Garth Archibald recently joined Farmers Brewing to handle sales as the facility ramps up production. Weller also is in the process of hiring a brewmaster to oversee beer production.
His original plan was to scale up to a seven-barrel facility. But when he found a 40-barrel brewhouse in Phoenix, Arizona, for sale, he jumped at the chance.
The brewhouse, fermenters and 23 tanks had been unattended for several years and had become the victims of metal thieves, who stole several of the copper fittings.
Nevertheless, Weller hauled them to his farm in July 2017, where they were refurbished. He also has picked up other equipment from other breweries and boasts he has components from five brewing operations.
Squeezed in his equipment sheds among typical farm implements and four-wheelers are pieces of the equipment, such as a centrifuge used to clarify the beverage and remove solids after fermentation.
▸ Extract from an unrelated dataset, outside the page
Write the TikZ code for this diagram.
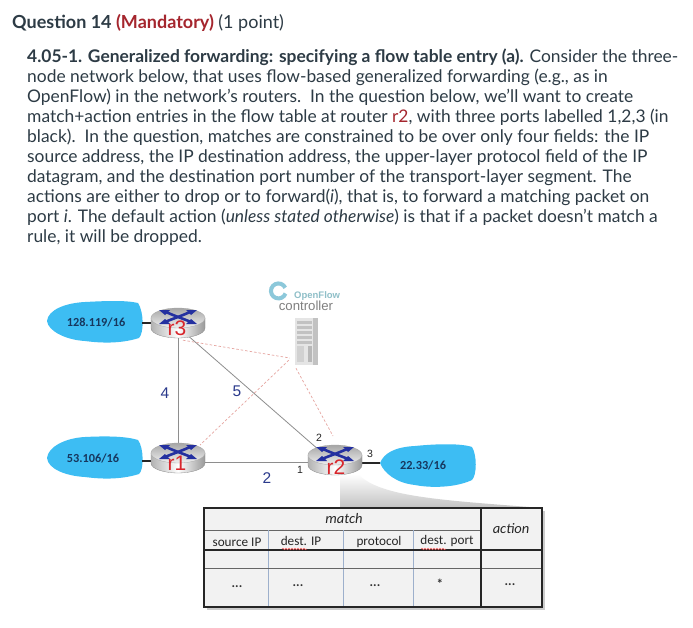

Weller jokes that he’s over-building his facility, but he couldn’t pass up the deal on the stainless steel tanks.
“Everybody I talked to said, ‘Man, I wished we would have started bigger,’” he says. “With me, I’m going to try to grow into this facility.”
Licensing and regulations
Even before he began distributing beer from his small brewery, Weller had to obtain beer manufacturing and distribution licenses from the California Department of Alcohol Beverage Control.
He also had to have his labels approved by the federal Alcohol and Tobacco Tax and Trade Bureau.
Weller says he had hoped to be operational by now, but permitting – both on a state and local level — delayed construction.
“You know California — it’s brutal,” he says.
Take the wastewater that will be generated during the brewing process and maintenance. Weller had to obtain a wastewater discharge waiver.
As part of the application, he had to develop a plan that detailed how he would collect and store it in a large tank, then use it to irrigate adjacent cropland.
Weller received his last permit in November 2018. By the end of January, crews were pouring the concrete foundation. But continuing winter rains likely will slow construction and push back completion until early this summer, he says.
Further down the road are plans to install a small canning line and open a tasting room in the brewery.